START The records
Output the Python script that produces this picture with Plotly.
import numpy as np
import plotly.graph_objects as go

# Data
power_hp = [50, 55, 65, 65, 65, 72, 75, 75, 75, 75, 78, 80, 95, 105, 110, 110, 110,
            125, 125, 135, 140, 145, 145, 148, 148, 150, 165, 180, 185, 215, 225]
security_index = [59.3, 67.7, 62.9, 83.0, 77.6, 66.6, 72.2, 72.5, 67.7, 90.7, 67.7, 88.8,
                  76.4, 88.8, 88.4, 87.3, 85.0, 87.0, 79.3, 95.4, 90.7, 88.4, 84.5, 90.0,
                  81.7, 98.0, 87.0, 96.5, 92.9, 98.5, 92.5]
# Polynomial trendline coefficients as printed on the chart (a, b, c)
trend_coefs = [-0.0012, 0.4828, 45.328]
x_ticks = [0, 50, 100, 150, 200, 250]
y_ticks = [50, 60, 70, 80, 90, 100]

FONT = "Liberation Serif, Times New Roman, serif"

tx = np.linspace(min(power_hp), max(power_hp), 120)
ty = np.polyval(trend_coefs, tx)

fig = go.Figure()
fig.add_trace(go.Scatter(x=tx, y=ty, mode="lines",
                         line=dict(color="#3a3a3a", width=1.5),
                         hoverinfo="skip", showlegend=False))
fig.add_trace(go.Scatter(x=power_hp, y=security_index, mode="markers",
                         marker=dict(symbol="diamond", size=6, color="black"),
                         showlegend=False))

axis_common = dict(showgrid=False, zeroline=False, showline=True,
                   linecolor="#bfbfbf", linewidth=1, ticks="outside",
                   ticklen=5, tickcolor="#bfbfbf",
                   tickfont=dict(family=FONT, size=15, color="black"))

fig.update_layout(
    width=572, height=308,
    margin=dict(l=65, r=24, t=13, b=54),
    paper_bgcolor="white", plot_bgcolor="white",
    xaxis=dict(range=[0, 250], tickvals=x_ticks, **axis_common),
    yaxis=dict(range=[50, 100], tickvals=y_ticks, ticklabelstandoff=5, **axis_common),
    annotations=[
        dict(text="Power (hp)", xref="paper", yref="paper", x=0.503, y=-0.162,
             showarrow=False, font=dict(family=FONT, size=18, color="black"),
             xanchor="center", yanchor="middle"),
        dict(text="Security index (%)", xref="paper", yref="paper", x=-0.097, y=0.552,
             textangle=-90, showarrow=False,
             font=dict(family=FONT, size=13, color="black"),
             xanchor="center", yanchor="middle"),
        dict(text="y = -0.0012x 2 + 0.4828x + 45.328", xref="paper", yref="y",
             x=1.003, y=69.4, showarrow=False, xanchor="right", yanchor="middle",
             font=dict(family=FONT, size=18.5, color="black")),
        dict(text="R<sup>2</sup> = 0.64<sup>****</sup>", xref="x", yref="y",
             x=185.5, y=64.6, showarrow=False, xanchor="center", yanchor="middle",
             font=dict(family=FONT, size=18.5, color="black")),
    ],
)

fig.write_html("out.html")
END The records
START The records
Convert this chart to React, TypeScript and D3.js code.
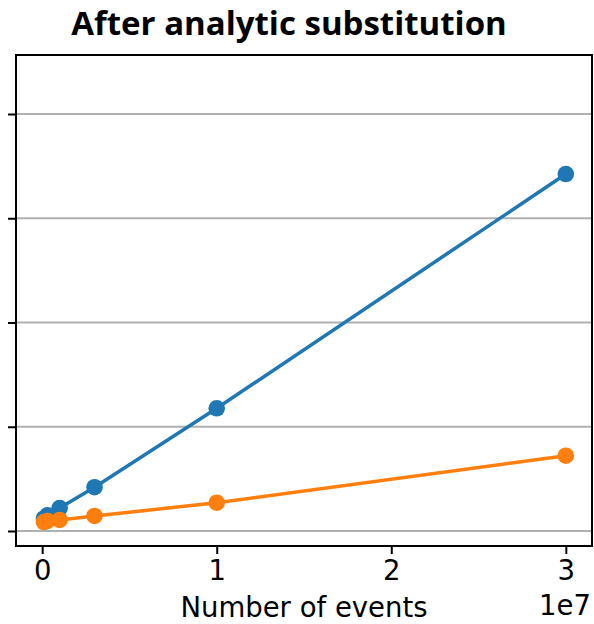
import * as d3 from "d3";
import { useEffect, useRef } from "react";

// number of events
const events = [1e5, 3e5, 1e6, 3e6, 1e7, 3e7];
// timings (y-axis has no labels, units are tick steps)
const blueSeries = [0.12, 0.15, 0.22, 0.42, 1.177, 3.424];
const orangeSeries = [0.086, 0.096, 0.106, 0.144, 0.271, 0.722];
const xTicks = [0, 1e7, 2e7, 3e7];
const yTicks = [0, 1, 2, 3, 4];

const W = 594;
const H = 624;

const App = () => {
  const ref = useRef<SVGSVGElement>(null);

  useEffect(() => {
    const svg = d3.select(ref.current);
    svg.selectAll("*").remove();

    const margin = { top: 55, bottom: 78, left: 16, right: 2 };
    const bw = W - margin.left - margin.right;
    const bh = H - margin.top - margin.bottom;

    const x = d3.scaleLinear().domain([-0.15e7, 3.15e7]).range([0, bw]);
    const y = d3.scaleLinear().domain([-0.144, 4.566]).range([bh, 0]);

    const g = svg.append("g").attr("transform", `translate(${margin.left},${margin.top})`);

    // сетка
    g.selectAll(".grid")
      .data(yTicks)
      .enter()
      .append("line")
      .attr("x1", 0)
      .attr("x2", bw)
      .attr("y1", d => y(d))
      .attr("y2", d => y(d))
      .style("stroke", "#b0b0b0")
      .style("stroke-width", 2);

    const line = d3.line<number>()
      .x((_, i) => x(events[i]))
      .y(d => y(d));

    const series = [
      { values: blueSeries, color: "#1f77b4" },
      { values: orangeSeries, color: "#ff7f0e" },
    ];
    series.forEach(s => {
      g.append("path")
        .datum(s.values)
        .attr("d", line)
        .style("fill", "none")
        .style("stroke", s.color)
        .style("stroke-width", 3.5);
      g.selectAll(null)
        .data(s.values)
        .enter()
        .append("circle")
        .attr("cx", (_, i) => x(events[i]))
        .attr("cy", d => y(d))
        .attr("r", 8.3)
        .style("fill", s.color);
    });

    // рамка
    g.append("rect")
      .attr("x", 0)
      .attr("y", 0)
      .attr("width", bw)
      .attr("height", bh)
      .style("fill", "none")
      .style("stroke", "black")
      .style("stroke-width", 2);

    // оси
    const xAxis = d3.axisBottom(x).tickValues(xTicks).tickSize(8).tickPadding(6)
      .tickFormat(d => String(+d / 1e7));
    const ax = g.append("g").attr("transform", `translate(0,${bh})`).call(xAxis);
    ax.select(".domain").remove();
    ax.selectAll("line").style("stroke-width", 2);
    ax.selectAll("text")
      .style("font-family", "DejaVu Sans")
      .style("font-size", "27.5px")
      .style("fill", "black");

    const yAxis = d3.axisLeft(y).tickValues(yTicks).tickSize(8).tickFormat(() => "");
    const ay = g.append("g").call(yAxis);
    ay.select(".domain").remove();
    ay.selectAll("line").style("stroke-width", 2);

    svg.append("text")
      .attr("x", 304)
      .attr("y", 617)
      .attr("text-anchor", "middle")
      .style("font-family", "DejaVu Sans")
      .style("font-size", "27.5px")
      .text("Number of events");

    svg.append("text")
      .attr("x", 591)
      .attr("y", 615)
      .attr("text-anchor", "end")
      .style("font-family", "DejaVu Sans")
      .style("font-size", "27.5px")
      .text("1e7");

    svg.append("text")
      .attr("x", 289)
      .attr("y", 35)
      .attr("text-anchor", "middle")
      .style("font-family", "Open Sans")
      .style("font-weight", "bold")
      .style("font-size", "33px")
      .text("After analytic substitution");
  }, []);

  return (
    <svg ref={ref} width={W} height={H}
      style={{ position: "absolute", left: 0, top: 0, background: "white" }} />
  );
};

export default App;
END The records
Output exactly the lines running from the line containing "Output the Python" through the line containing "import plotly.graph_objects as go", and only those lines.

> **Correct answer**:
Output the Python script that produces this picture with Plotly.
import numpy as np
import plotly.graph_objects as go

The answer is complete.